## SHORT TASK
Find all lines in the records that include the word "this", and copy them out.

## INPUT ROWS
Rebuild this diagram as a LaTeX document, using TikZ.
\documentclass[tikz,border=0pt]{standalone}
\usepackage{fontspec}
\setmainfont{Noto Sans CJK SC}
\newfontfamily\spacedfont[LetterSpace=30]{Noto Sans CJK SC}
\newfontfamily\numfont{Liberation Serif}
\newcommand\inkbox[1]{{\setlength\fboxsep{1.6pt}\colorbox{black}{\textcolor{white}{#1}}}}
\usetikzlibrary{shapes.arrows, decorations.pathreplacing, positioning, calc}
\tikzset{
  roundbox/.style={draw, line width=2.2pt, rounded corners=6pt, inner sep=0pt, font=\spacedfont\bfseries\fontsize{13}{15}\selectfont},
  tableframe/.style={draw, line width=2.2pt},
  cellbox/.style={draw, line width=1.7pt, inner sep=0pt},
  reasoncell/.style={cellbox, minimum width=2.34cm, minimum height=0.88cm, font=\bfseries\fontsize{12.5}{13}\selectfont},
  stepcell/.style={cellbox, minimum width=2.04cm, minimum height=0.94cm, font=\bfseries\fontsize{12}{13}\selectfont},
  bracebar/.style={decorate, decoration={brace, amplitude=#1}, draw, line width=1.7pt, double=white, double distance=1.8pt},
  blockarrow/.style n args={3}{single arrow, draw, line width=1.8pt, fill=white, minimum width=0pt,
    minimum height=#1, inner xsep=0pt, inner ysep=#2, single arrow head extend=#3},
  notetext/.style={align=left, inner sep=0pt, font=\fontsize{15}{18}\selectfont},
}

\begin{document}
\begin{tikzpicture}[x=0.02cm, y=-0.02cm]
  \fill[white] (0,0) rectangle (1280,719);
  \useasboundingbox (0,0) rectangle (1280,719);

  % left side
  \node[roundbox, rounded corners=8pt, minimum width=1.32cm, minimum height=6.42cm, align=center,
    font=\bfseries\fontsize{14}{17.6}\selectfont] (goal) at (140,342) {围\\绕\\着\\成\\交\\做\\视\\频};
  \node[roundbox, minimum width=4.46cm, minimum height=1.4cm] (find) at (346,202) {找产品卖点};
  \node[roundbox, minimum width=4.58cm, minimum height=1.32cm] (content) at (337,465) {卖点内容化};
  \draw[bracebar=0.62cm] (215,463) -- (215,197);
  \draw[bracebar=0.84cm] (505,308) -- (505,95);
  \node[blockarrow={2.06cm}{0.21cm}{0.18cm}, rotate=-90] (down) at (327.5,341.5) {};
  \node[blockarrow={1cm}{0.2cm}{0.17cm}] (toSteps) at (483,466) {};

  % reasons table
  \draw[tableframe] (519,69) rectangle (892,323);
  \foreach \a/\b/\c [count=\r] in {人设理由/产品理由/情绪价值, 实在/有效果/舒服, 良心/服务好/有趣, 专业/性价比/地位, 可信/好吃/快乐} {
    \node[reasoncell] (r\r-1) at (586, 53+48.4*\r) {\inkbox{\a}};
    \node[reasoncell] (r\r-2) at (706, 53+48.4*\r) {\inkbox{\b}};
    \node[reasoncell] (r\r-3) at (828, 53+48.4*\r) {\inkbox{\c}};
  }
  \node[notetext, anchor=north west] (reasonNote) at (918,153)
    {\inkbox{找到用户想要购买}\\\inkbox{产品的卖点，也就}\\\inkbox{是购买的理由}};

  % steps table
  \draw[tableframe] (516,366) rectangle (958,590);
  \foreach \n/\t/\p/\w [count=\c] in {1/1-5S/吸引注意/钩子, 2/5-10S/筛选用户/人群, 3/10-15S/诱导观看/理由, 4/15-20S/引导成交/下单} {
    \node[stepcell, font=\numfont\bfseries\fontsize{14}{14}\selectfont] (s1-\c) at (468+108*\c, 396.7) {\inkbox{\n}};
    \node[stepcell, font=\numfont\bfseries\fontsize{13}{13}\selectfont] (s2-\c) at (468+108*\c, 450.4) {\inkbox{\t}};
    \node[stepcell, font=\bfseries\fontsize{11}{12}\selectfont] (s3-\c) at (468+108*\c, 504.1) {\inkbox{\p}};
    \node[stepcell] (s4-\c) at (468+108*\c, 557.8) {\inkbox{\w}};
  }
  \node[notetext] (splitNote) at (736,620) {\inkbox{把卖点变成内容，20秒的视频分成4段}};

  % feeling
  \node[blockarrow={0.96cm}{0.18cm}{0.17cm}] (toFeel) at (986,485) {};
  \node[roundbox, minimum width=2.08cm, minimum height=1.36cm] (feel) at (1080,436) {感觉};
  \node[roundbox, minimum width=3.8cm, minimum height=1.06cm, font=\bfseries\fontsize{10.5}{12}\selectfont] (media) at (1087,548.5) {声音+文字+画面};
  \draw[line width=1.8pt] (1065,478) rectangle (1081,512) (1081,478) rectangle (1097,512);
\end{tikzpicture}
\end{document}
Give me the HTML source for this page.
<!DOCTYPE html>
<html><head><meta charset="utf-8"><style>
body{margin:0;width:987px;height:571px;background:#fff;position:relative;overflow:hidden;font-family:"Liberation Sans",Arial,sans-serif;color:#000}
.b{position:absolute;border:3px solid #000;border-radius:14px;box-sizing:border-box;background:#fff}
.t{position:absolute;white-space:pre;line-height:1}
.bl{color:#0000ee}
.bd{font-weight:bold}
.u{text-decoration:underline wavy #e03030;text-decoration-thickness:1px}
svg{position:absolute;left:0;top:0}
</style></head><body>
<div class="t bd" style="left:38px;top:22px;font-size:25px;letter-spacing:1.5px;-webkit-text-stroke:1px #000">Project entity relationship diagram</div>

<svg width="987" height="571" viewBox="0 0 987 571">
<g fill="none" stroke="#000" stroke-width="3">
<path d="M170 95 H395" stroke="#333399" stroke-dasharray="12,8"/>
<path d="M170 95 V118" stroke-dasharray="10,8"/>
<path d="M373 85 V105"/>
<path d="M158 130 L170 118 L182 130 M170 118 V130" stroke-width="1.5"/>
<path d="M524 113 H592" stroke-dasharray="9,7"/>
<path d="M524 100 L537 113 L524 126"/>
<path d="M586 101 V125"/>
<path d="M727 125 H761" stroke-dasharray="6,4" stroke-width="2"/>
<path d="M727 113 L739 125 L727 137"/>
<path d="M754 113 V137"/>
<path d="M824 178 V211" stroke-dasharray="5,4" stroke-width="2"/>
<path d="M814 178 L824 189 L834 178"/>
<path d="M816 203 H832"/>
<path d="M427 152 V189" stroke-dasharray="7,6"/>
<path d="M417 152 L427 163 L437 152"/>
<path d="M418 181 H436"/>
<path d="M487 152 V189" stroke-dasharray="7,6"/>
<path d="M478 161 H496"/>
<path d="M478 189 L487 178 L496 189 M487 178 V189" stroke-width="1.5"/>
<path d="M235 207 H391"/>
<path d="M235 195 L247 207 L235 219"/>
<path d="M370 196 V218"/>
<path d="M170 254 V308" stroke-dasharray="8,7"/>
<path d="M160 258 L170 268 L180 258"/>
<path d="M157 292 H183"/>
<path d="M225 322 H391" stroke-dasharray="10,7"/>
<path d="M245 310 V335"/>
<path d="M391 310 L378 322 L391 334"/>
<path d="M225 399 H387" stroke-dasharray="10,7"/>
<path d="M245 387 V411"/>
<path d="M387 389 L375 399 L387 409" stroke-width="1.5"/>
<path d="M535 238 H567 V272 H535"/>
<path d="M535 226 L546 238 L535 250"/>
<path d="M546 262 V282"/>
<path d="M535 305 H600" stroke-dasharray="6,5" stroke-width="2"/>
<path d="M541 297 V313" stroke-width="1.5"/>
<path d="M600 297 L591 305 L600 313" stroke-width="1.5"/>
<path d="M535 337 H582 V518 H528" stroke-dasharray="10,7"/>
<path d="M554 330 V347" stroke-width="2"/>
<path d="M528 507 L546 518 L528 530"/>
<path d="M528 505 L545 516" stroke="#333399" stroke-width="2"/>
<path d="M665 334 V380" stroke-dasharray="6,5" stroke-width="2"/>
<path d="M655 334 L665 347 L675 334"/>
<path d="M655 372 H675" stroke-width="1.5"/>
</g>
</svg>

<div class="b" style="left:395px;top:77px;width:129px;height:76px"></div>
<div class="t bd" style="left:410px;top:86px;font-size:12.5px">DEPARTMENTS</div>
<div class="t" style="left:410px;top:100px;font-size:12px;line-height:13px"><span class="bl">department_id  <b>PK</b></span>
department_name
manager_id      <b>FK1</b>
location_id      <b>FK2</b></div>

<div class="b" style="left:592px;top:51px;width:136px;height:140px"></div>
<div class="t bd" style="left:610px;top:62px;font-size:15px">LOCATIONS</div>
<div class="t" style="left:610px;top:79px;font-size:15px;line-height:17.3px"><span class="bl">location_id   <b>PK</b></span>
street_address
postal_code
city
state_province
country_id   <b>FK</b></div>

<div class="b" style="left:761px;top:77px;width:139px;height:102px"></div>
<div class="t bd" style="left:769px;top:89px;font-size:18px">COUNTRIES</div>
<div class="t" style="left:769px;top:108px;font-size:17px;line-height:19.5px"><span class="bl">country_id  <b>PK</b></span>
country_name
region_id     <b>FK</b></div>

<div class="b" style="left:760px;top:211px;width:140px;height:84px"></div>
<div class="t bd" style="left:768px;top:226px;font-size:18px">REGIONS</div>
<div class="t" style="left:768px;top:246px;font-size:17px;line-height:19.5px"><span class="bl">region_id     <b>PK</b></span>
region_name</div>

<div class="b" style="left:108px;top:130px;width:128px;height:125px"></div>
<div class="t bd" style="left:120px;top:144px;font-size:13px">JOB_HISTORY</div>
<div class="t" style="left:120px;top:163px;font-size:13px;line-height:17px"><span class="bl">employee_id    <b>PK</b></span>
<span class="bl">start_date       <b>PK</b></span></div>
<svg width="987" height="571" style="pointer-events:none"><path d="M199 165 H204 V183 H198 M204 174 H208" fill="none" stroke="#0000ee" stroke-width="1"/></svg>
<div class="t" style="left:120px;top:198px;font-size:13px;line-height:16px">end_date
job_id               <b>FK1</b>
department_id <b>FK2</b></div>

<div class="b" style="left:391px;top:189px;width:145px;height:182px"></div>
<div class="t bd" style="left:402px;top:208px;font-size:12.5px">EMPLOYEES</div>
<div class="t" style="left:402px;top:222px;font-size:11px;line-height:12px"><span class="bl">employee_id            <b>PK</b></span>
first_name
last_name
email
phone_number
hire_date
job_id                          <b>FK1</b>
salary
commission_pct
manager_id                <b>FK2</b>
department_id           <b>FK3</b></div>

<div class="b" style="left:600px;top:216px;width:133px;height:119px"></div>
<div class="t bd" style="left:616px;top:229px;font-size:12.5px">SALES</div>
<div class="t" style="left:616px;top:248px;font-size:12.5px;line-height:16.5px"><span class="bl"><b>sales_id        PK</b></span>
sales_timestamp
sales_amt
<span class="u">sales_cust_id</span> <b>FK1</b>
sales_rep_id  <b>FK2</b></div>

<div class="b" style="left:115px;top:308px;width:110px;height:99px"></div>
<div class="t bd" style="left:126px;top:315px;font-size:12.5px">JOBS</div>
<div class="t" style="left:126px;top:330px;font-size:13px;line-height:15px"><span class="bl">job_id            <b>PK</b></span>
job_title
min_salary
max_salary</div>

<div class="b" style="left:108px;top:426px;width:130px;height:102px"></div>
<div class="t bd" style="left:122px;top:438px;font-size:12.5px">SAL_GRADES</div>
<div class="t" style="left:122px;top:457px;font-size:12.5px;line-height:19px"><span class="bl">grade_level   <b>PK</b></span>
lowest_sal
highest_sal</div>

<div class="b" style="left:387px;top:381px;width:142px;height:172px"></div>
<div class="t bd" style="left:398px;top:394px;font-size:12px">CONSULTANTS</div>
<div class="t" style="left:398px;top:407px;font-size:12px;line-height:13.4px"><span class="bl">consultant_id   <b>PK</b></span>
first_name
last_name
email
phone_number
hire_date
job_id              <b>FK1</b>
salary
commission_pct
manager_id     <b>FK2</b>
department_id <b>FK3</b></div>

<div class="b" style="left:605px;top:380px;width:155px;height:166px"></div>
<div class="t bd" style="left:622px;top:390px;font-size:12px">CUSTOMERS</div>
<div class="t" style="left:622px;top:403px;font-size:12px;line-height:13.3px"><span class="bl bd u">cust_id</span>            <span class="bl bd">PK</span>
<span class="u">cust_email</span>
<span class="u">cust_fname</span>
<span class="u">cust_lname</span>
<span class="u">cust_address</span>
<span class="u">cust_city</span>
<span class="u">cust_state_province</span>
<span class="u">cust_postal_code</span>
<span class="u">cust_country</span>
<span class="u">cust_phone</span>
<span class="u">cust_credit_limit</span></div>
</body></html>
--
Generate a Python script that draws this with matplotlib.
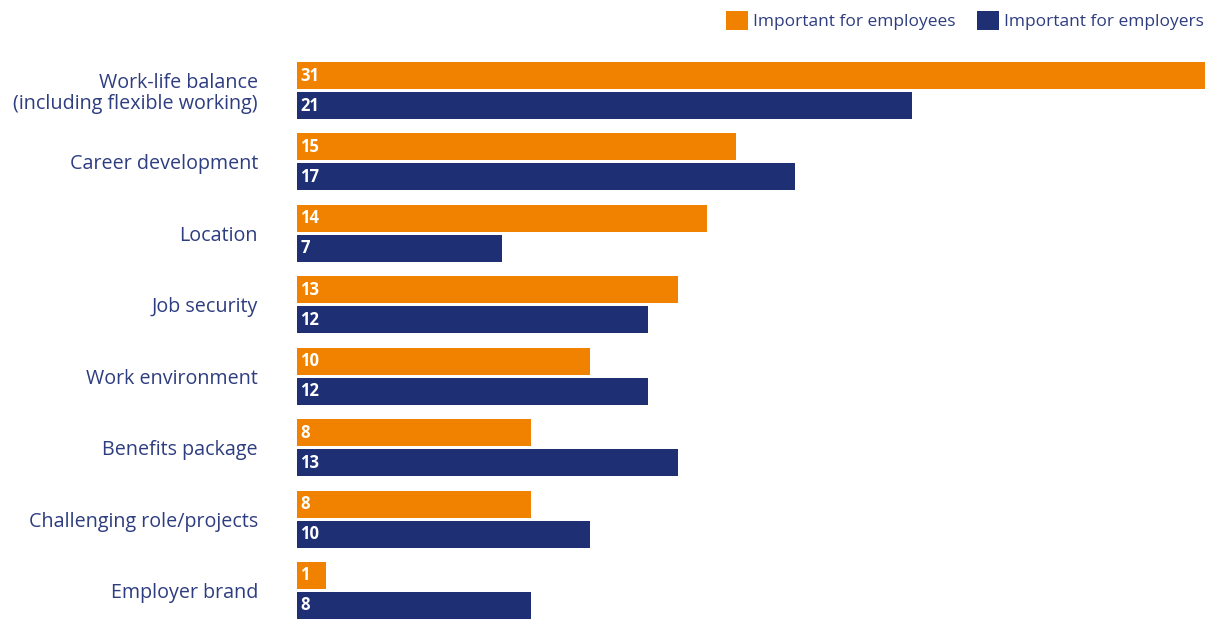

## RESPONSE
Rebuild this diagram as a LaTeX document, using TikZ.
Give me the HTML source for this page.
Generate a Python script that draws this with matplotlib.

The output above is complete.